>>

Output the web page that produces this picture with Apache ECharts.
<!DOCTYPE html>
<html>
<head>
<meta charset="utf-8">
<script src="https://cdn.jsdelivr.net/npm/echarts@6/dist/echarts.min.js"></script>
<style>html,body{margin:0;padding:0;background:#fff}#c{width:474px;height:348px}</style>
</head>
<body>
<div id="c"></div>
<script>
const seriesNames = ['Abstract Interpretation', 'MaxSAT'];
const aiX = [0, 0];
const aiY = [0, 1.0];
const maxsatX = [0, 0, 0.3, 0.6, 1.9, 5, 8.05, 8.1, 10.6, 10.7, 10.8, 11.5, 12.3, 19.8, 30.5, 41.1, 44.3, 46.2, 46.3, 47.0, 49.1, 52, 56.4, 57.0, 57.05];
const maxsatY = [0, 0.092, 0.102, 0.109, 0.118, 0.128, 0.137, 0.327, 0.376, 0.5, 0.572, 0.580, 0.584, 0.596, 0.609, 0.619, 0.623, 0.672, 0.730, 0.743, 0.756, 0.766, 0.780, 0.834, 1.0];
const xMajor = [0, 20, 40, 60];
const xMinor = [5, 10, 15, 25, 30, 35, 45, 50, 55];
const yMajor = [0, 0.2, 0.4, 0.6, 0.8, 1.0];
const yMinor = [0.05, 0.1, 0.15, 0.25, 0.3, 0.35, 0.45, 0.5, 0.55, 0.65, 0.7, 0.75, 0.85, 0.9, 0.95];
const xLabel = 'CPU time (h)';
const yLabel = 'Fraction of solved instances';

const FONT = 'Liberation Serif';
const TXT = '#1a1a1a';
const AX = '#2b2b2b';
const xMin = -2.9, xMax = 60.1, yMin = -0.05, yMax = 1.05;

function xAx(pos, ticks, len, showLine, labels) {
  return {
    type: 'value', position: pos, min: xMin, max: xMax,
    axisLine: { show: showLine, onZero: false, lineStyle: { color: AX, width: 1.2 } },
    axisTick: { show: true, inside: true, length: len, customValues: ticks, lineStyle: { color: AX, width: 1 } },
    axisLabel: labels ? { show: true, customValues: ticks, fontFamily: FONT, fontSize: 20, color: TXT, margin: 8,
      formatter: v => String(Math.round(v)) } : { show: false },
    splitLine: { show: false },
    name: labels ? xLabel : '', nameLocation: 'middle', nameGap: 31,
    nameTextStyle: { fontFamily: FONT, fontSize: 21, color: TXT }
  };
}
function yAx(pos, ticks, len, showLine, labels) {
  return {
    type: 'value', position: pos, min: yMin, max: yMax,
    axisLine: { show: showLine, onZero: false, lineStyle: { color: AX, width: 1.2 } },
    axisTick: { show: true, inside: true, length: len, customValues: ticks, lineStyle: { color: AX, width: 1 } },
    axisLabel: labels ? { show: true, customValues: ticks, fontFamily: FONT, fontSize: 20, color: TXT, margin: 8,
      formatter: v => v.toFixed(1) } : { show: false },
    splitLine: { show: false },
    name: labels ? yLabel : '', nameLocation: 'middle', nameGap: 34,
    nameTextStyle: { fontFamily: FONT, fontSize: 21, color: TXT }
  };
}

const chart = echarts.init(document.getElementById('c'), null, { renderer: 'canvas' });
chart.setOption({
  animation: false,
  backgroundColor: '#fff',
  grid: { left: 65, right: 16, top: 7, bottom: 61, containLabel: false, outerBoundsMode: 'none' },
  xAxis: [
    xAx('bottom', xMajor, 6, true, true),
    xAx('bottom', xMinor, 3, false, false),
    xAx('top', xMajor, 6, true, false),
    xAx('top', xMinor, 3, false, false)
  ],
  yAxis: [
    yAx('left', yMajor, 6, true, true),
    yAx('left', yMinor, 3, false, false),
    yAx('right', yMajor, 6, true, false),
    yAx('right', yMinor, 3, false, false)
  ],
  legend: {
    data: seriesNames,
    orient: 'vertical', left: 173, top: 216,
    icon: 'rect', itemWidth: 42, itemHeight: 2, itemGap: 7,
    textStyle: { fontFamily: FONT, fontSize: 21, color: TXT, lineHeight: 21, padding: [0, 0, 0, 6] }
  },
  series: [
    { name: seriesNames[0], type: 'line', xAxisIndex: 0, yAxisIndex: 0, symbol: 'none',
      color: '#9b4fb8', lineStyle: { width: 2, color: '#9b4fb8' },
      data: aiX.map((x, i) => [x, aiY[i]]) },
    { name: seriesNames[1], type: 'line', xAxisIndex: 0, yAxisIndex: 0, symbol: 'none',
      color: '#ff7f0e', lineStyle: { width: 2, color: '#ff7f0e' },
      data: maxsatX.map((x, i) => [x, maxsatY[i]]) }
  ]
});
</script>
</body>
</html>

<<

Your task —
Repeat every line of the data, exactly and in full.

Result —
Output the web page that produces this picture with Apache ECharts.
<!DOCTYPE html>
<html>
<head>
<meta charset="utf-8">
<script src="https://cdn.jsdelivr.net/npm/echarts@6/dist/echarts.min.js"></script>
<style>html,body{margin:0;padding:0;background:#fff}#c{width:474px;height:348px}</style>
</head>
<body>
<div id="c"></div>
<script>
const seriesNames = ['Abstract Interpretation', 'MaxSAT'];
const aiX = [0, 0];
const aiY = [0, 1.0];
const maxsatX = [0, 0, 0.3, 0.6, 1.9, 5, 8.05, 8.1, 10.6, 10.7, 10.8, 11.5, 12.3, 19.8, 30.5, 41.1, 44.3, 46.2, 46.3, 47.0, 49.1, 52, 56.4, 57.0, 57.05];
const maxsatY = [0, 0.092, 0.102, 0.109, 0.118, 0.128, 0.137, 0.327, 0.376, 0.5, 0.572, 0.580, 0.584, 0.596, 0.609, 0.619, 0.623, 0.672, 0.730, 0.743, 0.756, 0.766, 0.780, 0.834, 1.0];
const xMajor = [0, 20, 40, 60];
const xMinor = [5, 10, 15, 25, 30, 35, 45, 50, 55];
const yMajor = [0, 0.2, 0.4, 0.6, 0.8, 1.0];
const yMinor = [0.05, 0.1, 0.15, 0.25, 0.3, 0.35, 0.45, 0.5, 0.55, 0.65, 0.7, 0.75, 0.85, 0.9, 0.95];
const xLabel = 'CPU time (h)';
const yLabel = 'Fraction of solved instances';

const FONT = 'Liberation Serif';
const TXT = '#1a1a1a';
const AX = '#2b2b2b';
const xMin = -2.9, xMax = 60.1, yMin = -0.05, yMax = 1.05;

function xAx(pos, ticks, len, showLine, labels) {
  return {
    type: 'value', position: pos, min: xMin, max: xMax,
    axisLine: { show: showLine, onZero: false, lineStyle: { color: AX, width: 1.2 } },
    axisTick: { show: true, inside: true, length: len, customValues: ticks, lineStyle: { color: AX, width: 1 } },
    axisLabel: labels ? { show: true, customValues: ticks, fontFamily: FONT, fontSize: 20, color: TXT, margin: 8,
      formatter: v => String(Math.round(v)) } : { show: false },
    splitLine: { show: false },
    name: labels ? xLabel : '', nameLocation: 'middle', nameGap: 31,
    nameTextStyle: { fontFamily: FONT, fontSize: 21, color: TXT }
  };
}
function yAx(pos, ticks, len, showLine, labels) {
  return {
    type: 'value', position: pos, min: yMin, max: yMax,
    axisLine: { show: showLine, onZero: false, lineStyle: { color: AX, width: 1.2 } },
    axisTick: { show: true, inside: true, length: len, customValues: ticks, lineStyle: { color: AX, width: 1 } },
    axisLabel: labels ? { show: true, customValues: ticks, fontFamily: FONT, fontSize: 20, color: TXT, margin: 8,
      formatter: v => v.toFixed(1) } : { show: false },
    splitLine: { show: false },
    name: labels ? yLabel : '', nameLocation: 'middle', nameGap: 34,
    nameTextStyle: { fontFamily: FONT, fontSize: 21, color: TXT }
  };
}

const chart = echarts.init(document.getElementById('c'), null, { renderer: 'canvas' });
chart.setOption({
  animation: false,
  backgroundColor: '#fff',
  grid: { left: 65, right: 16, top: 7, bottom: 61, containLabel: false, outerBoundsMode: 'none' },
  xAxis: [
    xAx('bottom', xMajor, 6, true, true),
    xAx('bottom', xMinor, 3, false, false),
    xAx('top', xMajor, 6, true, false),
    xAx('top', xMinor, 3, false, false)
  ],
  yAxis: [
    yAx('left', yMajor, 6, true, true),
    yAx('left', yMinor, 3, false, false),
    yAx('right', yMajor, 6, true, false),
    yAx('right', yMinor, 3, false, false)
  ],
  legend: {
    data: seriesNames,
    orient: 'vertical', left: 173, top: 216,
    icon: 'rect', itemWidth: 42, itemHeight: 2, itemGap: 7,
    textStyle: { fontFamily: FONT, fontSize: 21, color: TXT, lineHeight: 21, padding: [0, 0, 0, 6] }
  },
  series: [
    { name: seriesNames[0], type: 'line', xAxisIndex: 0, yAxisIndex: 0, symbol: 'none',
      color: '#9b4fb8', lineStyle: { width: 2, color: '#9b4fb8' },
      data: aiX.map((x, i) => [x, aiY[i]]) },
    { name: seriesNames[1], type: 'line', xAxisIndex: 0, yAxisIndex: 0, symbol: 'none',
      color: '#ff7f0e', lineStyle: { width: 2, color: '#ff7f0e' },
      data: maxsatX.map((x, i) => [x, maxsatY[i]]) }
  ]
});
</script>
</body>
</html>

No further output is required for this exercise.